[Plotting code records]
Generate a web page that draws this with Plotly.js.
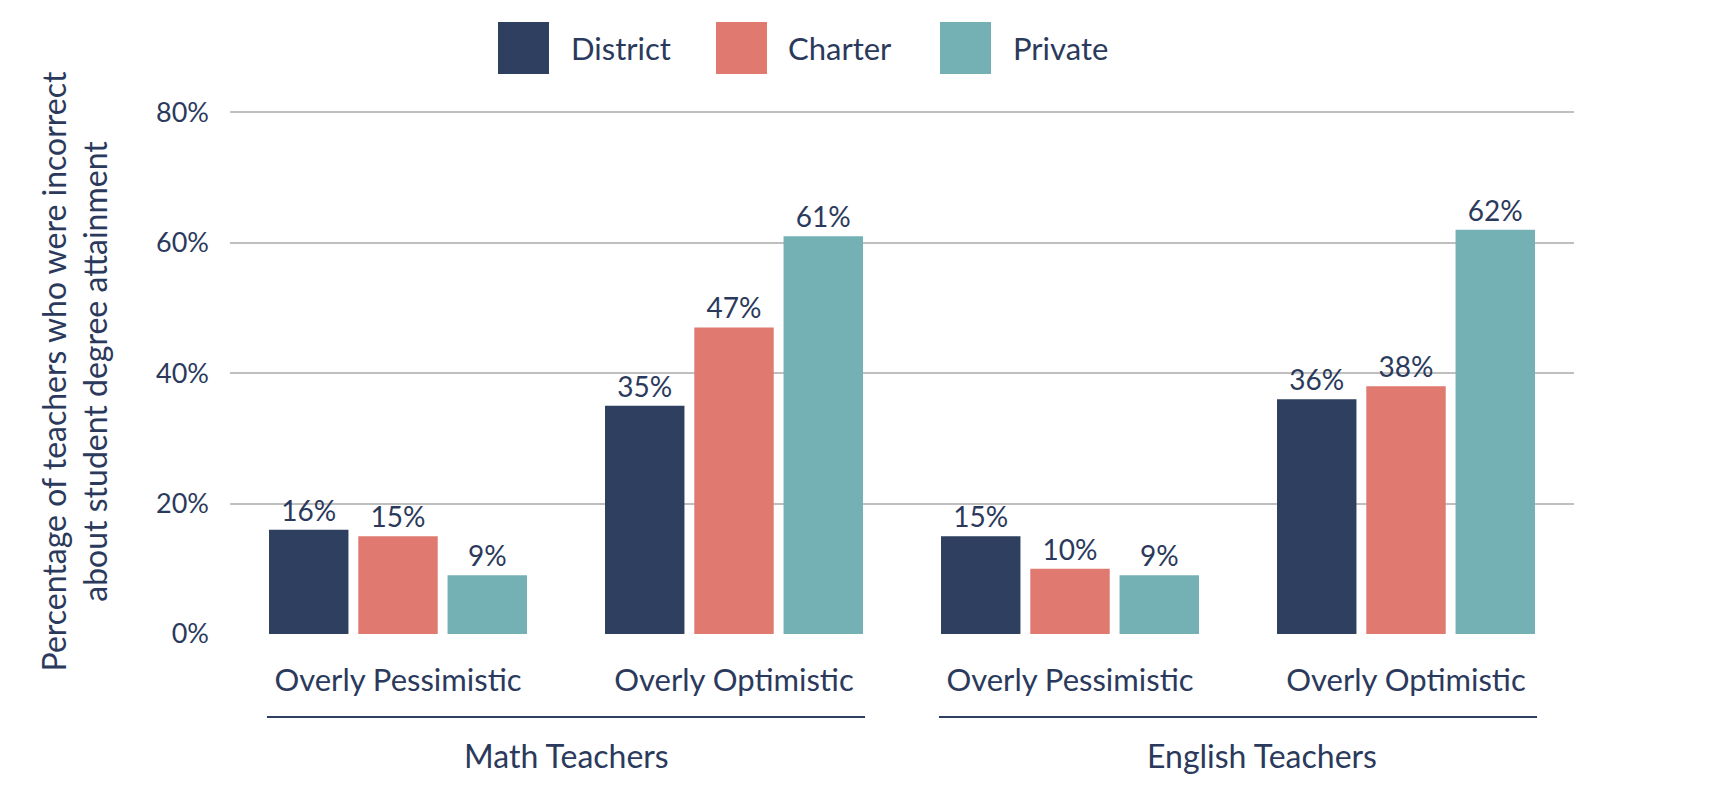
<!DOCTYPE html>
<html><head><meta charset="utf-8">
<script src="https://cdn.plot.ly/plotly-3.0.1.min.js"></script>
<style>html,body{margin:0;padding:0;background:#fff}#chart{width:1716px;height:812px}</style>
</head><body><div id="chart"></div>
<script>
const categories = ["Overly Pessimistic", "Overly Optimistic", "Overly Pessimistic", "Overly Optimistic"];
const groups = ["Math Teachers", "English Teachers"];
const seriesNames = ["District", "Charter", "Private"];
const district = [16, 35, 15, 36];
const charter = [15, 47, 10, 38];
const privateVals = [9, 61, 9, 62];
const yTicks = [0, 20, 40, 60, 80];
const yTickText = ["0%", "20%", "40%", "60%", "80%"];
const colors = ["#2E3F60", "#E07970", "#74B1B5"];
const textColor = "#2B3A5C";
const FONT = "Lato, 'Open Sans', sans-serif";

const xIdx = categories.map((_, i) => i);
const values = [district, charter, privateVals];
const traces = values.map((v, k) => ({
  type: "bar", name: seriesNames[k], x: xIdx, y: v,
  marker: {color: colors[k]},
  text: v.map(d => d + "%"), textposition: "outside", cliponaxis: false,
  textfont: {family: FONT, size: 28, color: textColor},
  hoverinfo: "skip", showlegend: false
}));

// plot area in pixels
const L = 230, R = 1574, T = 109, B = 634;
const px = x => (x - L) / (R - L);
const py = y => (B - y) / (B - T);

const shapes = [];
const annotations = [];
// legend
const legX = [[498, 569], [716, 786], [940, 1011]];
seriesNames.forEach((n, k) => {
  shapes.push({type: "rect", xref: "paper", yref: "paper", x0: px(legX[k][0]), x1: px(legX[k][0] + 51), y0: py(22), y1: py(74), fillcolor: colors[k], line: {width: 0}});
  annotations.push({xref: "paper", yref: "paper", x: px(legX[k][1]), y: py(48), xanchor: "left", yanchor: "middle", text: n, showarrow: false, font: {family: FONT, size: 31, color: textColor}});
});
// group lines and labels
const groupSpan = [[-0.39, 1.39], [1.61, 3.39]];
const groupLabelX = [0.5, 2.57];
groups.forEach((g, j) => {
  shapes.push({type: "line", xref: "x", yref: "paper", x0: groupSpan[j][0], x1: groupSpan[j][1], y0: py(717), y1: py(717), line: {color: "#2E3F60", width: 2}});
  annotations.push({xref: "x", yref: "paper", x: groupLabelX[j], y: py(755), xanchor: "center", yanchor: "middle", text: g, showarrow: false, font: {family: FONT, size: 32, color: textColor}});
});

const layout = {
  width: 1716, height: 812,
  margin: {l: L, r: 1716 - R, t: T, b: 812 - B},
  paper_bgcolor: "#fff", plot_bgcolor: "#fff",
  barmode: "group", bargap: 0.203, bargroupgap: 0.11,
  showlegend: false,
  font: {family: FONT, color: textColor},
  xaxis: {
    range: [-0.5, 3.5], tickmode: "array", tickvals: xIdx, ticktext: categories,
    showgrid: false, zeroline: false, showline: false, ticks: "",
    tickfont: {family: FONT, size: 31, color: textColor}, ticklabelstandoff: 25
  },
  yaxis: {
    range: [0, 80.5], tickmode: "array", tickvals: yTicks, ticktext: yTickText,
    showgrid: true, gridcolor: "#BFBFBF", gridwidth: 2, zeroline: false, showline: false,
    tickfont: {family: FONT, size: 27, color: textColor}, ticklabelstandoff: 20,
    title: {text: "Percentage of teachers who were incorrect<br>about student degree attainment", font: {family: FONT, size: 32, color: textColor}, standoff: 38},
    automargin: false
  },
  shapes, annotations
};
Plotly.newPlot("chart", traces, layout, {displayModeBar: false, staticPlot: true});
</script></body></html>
--
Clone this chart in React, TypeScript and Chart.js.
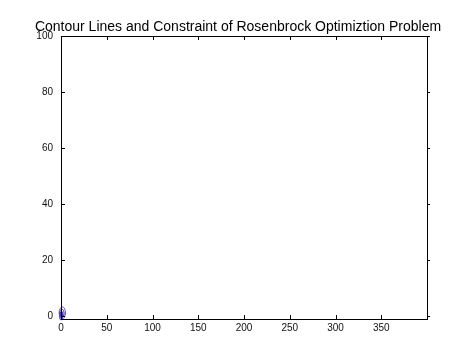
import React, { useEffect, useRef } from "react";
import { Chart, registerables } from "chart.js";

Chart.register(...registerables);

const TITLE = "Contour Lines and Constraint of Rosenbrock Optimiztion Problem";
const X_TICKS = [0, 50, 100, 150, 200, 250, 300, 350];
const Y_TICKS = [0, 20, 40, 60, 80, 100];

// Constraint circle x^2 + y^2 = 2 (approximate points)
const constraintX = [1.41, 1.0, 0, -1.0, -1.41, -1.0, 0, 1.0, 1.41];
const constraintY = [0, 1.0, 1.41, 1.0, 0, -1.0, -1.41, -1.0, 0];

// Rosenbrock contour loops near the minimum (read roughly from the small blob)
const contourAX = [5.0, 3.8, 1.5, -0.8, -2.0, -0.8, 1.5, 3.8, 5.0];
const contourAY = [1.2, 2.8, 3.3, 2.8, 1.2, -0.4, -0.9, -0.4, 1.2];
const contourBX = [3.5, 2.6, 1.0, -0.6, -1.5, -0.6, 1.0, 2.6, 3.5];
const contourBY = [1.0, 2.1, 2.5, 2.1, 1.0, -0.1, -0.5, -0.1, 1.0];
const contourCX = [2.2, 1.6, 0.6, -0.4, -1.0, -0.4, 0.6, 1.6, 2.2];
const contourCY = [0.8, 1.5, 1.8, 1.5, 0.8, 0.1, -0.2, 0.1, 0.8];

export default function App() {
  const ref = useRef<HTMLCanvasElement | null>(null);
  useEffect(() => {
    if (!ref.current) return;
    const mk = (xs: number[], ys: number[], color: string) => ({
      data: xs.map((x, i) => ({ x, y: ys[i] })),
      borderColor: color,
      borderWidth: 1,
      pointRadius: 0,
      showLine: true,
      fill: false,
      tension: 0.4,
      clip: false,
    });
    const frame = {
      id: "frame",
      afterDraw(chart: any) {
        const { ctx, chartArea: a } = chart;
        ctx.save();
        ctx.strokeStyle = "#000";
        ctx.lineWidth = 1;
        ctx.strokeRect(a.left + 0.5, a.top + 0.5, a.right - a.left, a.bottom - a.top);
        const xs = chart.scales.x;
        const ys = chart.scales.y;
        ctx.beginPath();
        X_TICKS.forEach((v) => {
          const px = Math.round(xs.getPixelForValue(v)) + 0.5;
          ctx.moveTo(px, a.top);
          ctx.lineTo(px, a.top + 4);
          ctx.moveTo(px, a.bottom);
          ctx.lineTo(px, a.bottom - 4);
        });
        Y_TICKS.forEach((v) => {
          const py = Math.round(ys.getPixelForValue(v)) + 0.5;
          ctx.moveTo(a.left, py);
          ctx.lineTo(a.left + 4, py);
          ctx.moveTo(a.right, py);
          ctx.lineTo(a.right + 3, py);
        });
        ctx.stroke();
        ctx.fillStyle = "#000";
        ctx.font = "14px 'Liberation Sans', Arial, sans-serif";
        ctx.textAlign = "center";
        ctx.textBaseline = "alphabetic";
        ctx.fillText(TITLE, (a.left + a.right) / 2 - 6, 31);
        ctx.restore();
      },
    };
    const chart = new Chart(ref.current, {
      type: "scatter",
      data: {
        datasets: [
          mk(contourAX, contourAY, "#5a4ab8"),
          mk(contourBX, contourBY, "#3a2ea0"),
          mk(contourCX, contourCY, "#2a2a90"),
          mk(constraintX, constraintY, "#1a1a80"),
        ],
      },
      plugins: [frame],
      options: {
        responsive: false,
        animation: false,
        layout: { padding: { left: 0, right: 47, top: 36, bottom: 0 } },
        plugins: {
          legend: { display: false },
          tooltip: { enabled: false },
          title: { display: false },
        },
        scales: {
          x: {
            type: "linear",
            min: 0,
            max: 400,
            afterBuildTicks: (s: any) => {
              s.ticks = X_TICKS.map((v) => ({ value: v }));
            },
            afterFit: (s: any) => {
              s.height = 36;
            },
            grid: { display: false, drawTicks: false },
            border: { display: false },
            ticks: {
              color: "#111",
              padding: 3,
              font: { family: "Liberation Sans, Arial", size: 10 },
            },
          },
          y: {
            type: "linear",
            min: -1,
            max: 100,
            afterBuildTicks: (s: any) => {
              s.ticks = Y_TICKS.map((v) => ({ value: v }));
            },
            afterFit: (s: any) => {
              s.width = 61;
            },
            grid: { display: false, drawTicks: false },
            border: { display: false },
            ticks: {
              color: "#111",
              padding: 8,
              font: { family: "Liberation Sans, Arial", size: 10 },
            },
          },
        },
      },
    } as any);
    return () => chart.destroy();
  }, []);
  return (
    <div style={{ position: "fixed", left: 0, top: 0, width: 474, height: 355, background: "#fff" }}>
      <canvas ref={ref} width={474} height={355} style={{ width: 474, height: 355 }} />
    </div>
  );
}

● SHORT EXERCISE: All lines above from the one containing "Clone this chart" through the one containing "const Y_TICKS = [0, 20, 40, 60, 80, 100];" are to be quoted exactly, and only those; pictures are left out.

● TASK RESULT:
Clone this chart in React, TypeScript and Chart.js.
import React, { useEffect, useRef } from "react";
import { Chart, registerables } from "chart.js";

Chart.register(...registerables);

const TITLE = "Contour Lines and Constraint of Rosenbrock Optimiztion Problem";
const X_TICKS = [0, 50, 100, 150, 200, 250, 300, 350];
const Y_TICKS = [0, 20, 40, 60, 80, 100];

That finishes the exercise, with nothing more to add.